# Description of the task
Extract, word for word, every line from the one containing "Reproduce this chart with Apache ECharts." through the one containing "of Physical', 'Inspection)'];", with both end lines kept.

Dataset records
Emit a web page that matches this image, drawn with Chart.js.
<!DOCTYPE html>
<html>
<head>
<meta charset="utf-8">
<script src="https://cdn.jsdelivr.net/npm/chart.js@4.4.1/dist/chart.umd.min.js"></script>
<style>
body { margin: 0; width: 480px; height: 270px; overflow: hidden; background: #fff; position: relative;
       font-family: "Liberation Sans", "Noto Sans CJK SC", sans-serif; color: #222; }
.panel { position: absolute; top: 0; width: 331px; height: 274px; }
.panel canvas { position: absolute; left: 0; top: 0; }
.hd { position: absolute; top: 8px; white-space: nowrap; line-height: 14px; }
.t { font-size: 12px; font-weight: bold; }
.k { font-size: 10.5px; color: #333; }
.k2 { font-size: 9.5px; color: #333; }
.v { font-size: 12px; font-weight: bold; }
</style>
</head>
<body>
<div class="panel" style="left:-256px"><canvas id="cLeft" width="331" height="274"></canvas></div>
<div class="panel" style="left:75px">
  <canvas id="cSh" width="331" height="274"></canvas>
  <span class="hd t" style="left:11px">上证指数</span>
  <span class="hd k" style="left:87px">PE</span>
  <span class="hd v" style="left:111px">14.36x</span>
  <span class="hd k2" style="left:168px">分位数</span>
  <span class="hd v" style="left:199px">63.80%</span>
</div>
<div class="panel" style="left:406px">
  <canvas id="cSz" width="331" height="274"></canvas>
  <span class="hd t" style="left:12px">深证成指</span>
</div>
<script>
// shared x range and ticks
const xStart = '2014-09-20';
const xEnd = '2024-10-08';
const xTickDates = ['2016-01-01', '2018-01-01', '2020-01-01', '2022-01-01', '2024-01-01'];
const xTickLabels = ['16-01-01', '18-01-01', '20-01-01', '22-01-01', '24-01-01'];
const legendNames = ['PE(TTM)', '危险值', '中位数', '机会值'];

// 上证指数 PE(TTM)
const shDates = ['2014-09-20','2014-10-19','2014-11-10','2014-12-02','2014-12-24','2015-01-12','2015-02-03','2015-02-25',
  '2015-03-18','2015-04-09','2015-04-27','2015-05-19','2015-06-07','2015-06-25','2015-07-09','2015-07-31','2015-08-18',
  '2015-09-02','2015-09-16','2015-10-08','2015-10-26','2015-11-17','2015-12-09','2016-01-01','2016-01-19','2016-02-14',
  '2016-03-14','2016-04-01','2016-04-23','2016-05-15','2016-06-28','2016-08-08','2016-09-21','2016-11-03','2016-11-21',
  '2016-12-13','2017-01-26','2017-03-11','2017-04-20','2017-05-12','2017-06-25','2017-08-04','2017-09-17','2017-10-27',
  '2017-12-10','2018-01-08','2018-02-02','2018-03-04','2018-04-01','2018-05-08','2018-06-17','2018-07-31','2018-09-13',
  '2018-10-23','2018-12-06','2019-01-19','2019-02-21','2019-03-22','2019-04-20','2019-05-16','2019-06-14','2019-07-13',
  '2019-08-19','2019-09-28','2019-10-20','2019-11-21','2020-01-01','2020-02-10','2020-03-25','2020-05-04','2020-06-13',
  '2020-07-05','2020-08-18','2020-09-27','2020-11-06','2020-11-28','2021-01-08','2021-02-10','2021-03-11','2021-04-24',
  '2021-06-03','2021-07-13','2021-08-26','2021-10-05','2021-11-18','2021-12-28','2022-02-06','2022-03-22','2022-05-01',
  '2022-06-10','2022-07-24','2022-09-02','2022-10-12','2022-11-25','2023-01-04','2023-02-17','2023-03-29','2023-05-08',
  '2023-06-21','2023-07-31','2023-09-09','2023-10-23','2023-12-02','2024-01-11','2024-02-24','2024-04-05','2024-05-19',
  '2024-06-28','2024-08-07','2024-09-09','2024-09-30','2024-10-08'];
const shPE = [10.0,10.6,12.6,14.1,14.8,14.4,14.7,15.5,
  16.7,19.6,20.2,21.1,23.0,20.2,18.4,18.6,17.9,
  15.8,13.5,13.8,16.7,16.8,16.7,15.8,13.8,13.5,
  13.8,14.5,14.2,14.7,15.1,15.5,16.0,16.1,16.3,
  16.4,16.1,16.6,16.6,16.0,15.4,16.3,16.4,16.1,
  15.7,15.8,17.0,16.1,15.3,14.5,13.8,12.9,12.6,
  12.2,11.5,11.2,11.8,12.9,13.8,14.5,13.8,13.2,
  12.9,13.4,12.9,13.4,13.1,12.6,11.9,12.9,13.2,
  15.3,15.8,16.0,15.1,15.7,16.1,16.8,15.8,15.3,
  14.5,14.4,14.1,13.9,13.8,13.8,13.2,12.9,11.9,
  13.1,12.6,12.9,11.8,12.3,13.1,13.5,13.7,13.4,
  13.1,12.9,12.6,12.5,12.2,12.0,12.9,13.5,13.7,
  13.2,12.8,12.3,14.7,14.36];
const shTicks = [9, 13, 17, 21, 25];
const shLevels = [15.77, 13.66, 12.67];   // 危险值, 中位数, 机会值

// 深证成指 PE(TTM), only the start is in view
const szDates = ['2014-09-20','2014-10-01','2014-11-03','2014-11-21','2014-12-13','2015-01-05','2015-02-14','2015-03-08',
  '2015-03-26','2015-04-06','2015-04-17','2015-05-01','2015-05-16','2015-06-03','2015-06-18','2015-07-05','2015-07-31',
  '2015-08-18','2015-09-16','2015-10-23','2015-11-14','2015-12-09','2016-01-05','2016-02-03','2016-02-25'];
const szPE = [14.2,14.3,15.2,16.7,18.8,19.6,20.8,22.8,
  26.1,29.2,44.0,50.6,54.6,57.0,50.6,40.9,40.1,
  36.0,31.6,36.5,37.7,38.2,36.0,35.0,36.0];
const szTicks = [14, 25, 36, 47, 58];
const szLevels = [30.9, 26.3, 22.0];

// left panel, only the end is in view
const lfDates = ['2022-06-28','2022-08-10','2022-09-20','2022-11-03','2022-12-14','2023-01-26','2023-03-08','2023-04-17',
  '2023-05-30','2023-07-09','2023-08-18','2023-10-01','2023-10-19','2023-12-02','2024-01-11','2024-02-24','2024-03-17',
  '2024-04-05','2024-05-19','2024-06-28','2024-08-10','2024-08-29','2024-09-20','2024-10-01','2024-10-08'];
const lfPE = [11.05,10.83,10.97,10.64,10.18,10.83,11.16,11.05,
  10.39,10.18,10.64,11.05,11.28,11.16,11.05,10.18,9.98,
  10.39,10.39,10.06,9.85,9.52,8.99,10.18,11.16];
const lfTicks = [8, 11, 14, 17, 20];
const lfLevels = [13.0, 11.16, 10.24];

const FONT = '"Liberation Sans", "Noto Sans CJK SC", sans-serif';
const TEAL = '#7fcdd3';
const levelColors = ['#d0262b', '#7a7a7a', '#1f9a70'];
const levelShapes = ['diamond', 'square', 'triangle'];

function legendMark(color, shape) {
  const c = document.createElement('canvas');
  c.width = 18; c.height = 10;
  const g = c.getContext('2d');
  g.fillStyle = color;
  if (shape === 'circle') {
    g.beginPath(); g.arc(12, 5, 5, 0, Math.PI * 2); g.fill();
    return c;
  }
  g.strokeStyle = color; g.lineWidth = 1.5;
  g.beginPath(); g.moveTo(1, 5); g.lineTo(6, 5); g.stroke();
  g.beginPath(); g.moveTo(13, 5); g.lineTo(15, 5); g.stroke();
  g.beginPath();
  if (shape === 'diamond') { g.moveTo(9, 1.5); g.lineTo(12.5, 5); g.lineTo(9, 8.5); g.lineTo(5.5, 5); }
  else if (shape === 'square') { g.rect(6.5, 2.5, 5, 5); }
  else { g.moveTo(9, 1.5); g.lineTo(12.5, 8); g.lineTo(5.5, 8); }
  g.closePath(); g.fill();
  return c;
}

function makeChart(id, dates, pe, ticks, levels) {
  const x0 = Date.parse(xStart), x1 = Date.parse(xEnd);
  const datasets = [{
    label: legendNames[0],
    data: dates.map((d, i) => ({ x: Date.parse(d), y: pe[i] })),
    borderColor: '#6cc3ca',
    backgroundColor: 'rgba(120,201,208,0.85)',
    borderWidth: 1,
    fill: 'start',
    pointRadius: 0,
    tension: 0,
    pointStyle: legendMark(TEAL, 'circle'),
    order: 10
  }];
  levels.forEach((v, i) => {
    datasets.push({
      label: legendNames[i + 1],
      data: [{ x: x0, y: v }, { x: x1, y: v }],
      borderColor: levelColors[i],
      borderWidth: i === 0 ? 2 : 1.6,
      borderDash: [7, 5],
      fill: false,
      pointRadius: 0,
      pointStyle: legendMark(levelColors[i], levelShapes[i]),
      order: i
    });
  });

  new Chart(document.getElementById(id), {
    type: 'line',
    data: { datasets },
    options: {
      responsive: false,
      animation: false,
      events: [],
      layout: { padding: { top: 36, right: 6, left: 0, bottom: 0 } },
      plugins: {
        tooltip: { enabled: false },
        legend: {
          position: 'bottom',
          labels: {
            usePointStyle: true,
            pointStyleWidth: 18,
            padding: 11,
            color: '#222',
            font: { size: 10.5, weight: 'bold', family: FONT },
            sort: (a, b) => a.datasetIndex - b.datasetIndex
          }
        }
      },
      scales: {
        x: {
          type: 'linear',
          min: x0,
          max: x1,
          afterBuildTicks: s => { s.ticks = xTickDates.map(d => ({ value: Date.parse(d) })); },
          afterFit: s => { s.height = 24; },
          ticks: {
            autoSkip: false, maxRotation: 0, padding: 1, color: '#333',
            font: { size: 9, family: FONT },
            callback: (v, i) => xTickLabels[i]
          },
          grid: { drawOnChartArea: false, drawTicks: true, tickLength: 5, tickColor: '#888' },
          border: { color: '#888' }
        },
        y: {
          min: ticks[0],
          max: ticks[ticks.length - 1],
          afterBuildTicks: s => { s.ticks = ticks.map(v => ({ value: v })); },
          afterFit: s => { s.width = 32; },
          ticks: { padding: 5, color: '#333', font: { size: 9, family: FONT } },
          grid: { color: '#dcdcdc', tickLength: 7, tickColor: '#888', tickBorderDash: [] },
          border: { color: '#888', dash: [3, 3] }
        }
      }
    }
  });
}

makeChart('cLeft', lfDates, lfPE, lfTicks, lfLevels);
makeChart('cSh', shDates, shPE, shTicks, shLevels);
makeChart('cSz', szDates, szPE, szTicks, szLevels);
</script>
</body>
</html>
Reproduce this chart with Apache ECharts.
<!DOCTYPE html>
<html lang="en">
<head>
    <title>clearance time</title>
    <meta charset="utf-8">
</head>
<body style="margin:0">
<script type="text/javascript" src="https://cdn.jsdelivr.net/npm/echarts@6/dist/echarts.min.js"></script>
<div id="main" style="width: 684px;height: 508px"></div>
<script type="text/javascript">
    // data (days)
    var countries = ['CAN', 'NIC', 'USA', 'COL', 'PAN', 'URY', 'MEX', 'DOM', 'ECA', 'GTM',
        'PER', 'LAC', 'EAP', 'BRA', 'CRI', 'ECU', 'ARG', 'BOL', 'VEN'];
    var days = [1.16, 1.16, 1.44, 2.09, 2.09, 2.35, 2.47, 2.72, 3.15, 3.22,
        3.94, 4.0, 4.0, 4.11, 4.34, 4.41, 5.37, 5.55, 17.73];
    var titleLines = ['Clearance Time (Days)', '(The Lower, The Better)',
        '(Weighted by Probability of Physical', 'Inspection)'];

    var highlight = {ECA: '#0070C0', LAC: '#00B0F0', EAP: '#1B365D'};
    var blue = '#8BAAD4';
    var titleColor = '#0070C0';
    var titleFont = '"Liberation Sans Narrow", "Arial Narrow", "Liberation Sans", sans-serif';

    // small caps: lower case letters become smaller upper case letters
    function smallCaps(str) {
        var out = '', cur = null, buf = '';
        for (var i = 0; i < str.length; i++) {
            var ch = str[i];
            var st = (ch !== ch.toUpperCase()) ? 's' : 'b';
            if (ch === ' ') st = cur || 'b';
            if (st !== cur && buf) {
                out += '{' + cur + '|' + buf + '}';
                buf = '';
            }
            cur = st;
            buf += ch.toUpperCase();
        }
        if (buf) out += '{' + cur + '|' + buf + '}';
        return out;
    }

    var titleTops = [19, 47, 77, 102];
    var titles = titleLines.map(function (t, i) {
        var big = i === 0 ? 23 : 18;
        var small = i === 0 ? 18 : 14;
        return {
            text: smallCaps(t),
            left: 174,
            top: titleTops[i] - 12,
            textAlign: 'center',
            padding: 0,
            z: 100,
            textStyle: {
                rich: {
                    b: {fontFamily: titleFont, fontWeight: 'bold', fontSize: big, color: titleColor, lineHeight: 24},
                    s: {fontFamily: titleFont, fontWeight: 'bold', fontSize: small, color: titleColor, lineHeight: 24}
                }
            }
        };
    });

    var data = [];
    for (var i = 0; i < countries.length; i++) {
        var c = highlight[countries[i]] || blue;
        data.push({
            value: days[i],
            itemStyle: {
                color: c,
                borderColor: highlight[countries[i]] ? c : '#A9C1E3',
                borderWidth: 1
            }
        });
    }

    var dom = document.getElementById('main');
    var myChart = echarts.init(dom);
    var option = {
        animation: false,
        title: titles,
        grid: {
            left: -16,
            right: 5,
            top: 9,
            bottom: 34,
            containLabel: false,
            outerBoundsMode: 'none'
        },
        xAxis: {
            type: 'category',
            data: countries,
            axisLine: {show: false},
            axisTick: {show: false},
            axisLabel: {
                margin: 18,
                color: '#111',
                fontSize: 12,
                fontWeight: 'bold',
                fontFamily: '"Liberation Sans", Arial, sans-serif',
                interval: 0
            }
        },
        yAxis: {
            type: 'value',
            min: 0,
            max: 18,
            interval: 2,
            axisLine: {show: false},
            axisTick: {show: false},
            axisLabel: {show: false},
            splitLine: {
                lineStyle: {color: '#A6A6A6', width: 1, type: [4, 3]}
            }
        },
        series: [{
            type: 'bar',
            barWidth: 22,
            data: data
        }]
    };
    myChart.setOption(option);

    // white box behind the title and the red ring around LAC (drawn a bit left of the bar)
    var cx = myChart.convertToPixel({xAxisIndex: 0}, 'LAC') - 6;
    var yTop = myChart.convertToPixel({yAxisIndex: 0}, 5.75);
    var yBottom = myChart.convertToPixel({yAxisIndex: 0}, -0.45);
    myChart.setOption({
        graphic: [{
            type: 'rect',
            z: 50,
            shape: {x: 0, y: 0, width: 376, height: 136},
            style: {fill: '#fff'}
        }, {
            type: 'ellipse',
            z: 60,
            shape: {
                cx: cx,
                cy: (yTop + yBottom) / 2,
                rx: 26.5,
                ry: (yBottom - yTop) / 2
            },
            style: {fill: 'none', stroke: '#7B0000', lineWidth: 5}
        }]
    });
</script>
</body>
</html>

# Task result
Reproduce this chart with Apache ECharts.
<!DOCTYPE html>
<html lang="en">
<head>
    <title>clearance time</title>
    <meta charset="utf-8">
</head>
<body style="margin:0">
<script type="text/javascript" src="https://cdn.jsdelivr.net/npm/echarts@6/dist/echarts.min.js"></script>
<div id="main" style="width: 684px;height: 508px"></div>
<script type="text/javascript">
    // data (days)
    var countries = ['CAN', 'NIC', 'USA', 'COL', 'PAN', 'URY', 'MEX', 'DOM', 'ECA', 'GTM',
        'PER', 'LAC', 'EAP', 'BRA', 'CRI', 'ECU', 'ARG', 'BOL', 'VEN'];
    var days = [1.16, 1.16, 1.44, 2.09, 2.09, 2.35, 2.47, 2.72, 3.15, 3.22,
        3.94, 4.0, 4.0, 4.11, 4.34, 4.41, 5.37, 5.55, 17.73];
    var titleLines = ['Clearance Time (Days)', '(The Lower, The Better)',
        '(Weighted by Probability of Physical', 'Inspection)'];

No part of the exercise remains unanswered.